Models change as new science is vetted, new data becomes available, and the user marketplace demands solutions to new problems. Change itself is not a sign of weakness, but neither is it a sign of strength. Change should be thoroughly justified and competently managed, with an emphasis on communication and understanding of the end business consequences. In the end, the numbers need to make sense.
"What are your processes for helping your clients manage the impact of model updates and changes?"
Business consequences are often determined not only by what comes out of the models, but by the degree of stability of model results. The impact of model changes anticipated to dramatically affect results should be considered very carefully by model providers prior to implementation. When such updates are made, a client-specific service infrastructure should be in place in advance, accompanied by thorough and transparent communication of component changes, underlying reasons, estimated impacts, and suggestions for transition.
"Why should I trust your scientific, engineering and actuarial expertise? What puts you on the cutting edge, yet distinguishes you from the other firms?"
Model providers all employ many experts, but they should be prepared to demonstrate their capital investments, human and otherwise, and whether those investments have paid off in terms of a robust and credible view of natural hazard risk. If model components are outsourced by the model provider, what quality controls are in place to ensure that final model output makes sense?
"Has your model been reviewed by independent outside experts?"
As in all scientific endeavors, independent peer review is the gold standard of credibility. The model provider should be able to provide you with names and credentials of reviewers who are independent and recognized as experts in their respective fields.
"What is unique about your model architecture? What's the weakest link in it and why?"
Despite certain common underpinnings in science, engineering, and historical observations, all models are not built the same way. Architecture affects everything from the ability to accept refined inputs to the credibility and versatility of outputs.
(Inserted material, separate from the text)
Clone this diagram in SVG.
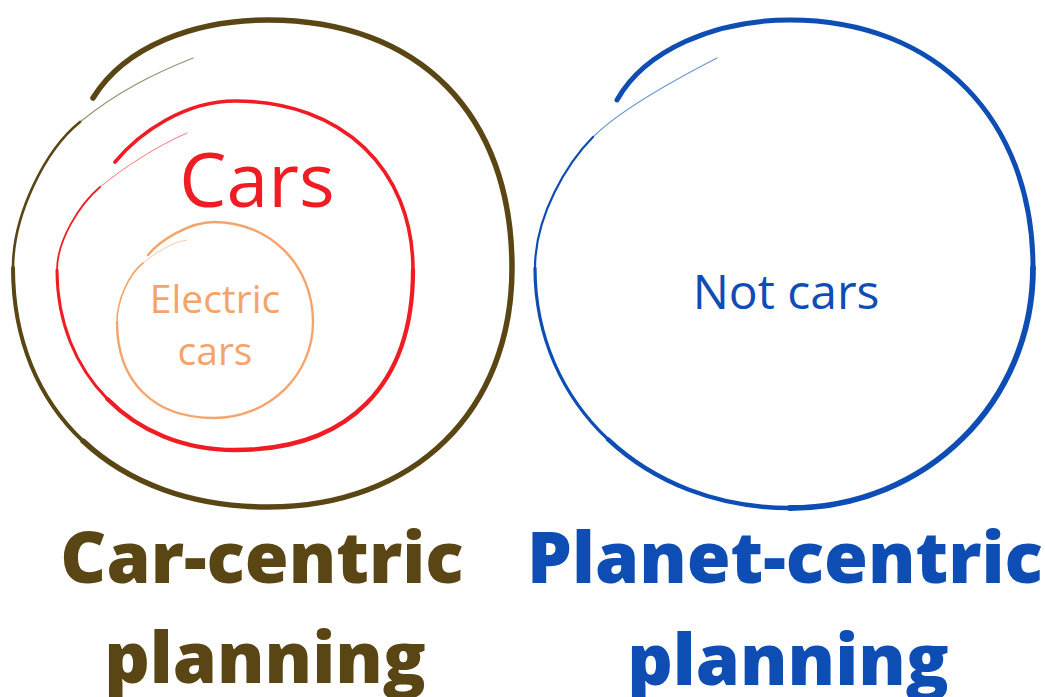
<svg xmlns="http://www.w3.org/2000/svg" width="1045" height="697" viewBox="0 0 1045 697">
<style>
.s{fill:none;stroke-linecap:round;stroke-linejoin:round}
.br{stroke:#5a4614}
.rd{stroke:#f01c24}
.or{stroke:#f4a46a}
.bl{stroke:#0e4db3}
.tail{opacity:0.6}
.t{font-family:"Open Sans","Noto Sans","Liberation Sans",sans-serif;text-anchor:middle}
.h{font-weight:800;font-size:71px}
</style>
<rect width="1045" height="697" fill="#ffffff"/>
<g id="car-centric">
<path class="s br" stroke-width="5.5" d="M93,98 C125,46 195,20 268,20 C419,20 512,114 512,268 C512,411 414,507 268,507 C191.5,507 127.75,483 83.1,441.1"/>
<path class="s br" stroke-width="4" d="M83.1,441.1 C38.5,399.25 13,339.5 13,268"/>
<path class="s br" stroke-width="2.6" d="M13,268 C13,215 45,150 80,122"/>
<path class="s br tail" stroke-width="1.3" d="M80,122 C117,92 153,74 193,58"/>
<text class="t h" x="262" y="583" fill="#5a4614">Car-centric</text>
<text class="t h" x="265" y="683" fill="#5a4614">planning</text>
</g>
<g id="cars">
<path class="s rd" stroke-width="3.6" d="M115,162 C140,132 185,101 235,101 C342,101 413,169 413,270"/>
<path class="s rd" stroke-width="4.3" d="M413,270 C413,385 349,450 235,450 C183.5,450 139,431 107.4,399"/>
<path class="s rd" stroke-width="3" d="M107.4,399 C75.75,367 57,322 57,270"/>
<path class="s rd" stroke-width="1.8" d="M57,270 C57,240 80,204 100,187"/>
<path class="s rd tail" stroke-width="1" d="M100,187 C124,167 159,145 187,133"/>
<text class="t" x="257" y="207" font-size="75" fill="#f01c24">Cars</text>
</g>
<g id="electric-cars">
<path class="s or" stroke-width="2.4" d="M148,255 C160,240 190,222 214,222 C270,222 313,265 313,322 C313,375 269,418 214,418 C154,418 117,382 117,322"/>
<path class="s or" stroke-width="1.6" d="M117,322 C117,300 129,274 143,263"/>
<path class="s or tail" stroke-width="1" d="M143,263 C157,252 172,242 187,240"/>
<text class="t" x="215" y="313" font-size="39" fill="#f4a46a">Electric</text>
<text class="t" x="215" y="365" font-size="39" fill="#f4a46a">cars</text>
</g>
<g id="planet-centric">
<path class="s bl" stroke-width="5" d="M617,100 C645,50 715,20 790,20 C936,20 1033,119 1033,268"/>
<path class="s bl" stroke-width="5.8" d="M1033,268 C1033,402 926,508 790,508"/>
<path class="s bl" stroke-width="4.5" d="M790,508 C717.5,508 653.75,482.25 608.1,439.4"/>
<path class="s bl" stroke-width="3.2" d="M608.1,439.4 C562.5,396.5 535,336.5 535,268"/>
<path class="s bl" stroke-width="2.2" d="M535,268 C535,215 568,162 593,137"/>
<path class="s bl tail" stroke-width="1.2" d="M593,137 C620,110 682,76 717,58"/>
<text class="t" x="786" y="309" font-size="48" fill="#0e4db3">Not cars</text>
<text class="t h" x="785" y="583" fill="#0e4db3">Planet-centric</text>
<text class="t h" x="788" y="685" fill="#0e4db3">planning</text>
</g>
</svg>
Model providers should be able to honestly assess both their strengths and limitations.
"How does your model "roll up" insurable losses from policy coverage to the corporate level? Is the process of adjusting losses for policy conditions and aggregating across portfolios and simulated events transparent and accurate?"
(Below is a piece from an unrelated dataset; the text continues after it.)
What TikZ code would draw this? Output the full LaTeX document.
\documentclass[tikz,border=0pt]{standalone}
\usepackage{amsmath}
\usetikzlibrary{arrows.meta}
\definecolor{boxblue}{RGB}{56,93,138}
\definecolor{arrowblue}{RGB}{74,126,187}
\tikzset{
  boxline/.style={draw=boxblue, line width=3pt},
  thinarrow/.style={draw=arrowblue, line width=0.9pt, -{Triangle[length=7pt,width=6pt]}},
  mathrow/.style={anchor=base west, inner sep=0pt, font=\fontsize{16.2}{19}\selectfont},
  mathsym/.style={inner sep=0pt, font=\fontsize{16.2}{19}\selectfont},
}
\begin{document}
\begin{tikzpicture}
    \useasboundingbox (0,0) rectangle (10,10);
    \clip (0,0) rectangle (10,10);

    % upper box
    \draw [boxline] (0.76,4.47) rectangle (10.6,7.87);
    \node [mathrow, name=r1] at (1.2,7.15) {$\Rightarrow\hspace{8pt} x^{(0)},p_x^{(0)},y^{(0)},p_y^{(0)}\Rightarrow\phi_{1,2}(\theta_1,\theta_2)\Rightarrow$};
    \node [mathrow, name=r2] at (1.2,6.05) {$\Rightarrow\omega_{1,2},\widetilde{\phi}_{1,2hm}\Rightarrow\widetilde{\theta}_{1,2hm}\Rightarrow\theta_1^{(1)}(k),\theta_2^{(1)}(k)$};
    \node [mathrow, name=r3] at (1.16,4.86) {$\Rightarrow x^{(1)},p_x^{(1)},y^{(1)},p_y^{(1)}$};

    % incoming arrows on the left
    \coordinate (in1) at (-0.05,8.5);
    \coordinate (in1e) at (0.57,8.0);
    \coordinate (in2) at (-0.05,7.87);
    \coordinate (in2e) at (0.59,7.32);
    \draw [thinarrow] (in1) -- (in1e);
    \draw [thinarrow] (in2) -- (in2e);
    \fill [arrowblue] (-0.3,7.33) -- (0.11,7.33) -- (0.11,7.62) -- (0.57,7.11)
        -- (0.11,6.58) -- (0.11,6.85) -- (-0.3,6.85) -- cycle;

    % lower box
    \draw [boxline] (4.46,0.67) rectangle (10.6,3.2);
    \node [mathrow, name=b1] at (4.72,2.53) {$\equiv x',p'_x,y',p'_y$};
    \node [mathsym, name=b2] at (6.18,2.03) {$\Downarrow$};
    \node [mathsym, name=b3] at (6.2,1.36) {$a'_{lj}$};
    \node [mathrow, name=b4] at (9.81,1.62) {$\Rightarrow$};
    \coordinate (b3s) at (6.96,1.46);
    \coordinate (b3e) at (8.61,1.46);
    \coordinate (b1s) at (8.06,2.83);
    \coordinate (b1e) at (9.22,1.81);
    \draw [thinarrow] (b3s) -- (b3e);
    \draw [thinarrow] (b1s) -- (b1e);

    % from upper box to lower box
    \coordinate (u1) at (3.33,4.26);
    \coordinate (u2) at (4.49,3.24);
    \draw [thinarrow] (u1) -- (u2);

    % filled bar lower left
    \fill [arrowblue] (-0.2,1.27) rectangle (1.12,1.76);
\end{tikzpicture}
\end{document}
Complex mathematics is required to assemble the individual modeled losses for each event, location, and coverage into a lucid, broad picture of enterprise catastrophe risk. Insurance policies themselves are complex, with various types of deductibles, limits, and triggers. The model provider should be able to justify its approach—which often has a large impact on the final metrics—and explain it transparently.
"What are your formats for input data? Is the data structure and import procedure transparent? If not, how am I supposed to maintain audit and internal controls for such a critical business process?"
Models reflect directly the quality of input data. Raw data suffers many opportunities for loss of fidelity as it is gathered and converted for use in models. It is impossible to eliminate all conversion issues, but transparency of formats and auditability of the conversion process minimize the potential errors.
"What are your models leaving out? What other information should I be using to understand risk?"
Model providers freely admit that models are tools, not oracles, and a deep understanding of your business is necessary to properly integrate other sources of quantitative and qualitative information into any corporate evaluation of disaster risk, including estimated losses in the aftermath of actual events. Model providers should provide transparency by clearly stating what is included in a particular model (e.g. sub-perils, lines of business and coverages) and, more importantly, what is not included. Model providers should also be able to provide expertise and consulting services to assist you in filling in the gaps.
Good Questions Drive Good Practices, Inside and Outside the Organization
This Perspective addressed key questions organizations should be asking of their model vendor. But don't forget to also question data managers, model operators, end users, and even the stakeholders evaluating the results. All should have good answers if they are playing their roles properly. In addition, they should be capable of performing basic checks, such as making sure that hurricane frequencies by coastal segment conform to a common sense understanding of how hurricanes behave.
As chief executive of a firm driven by science and technology as well as human capital, I've learned that framing and repeatedly asking the right questions to decision-makers both inside and outside the firm is often the most productive action I can take to ensure robust business processes and credible results. My advice to insurance leaders tasked with managing the complex decision analytics of catastrophe modeling is to do the same, and to insist that the answers reflect the best practices needed to provide confidence that the tools are being used properly.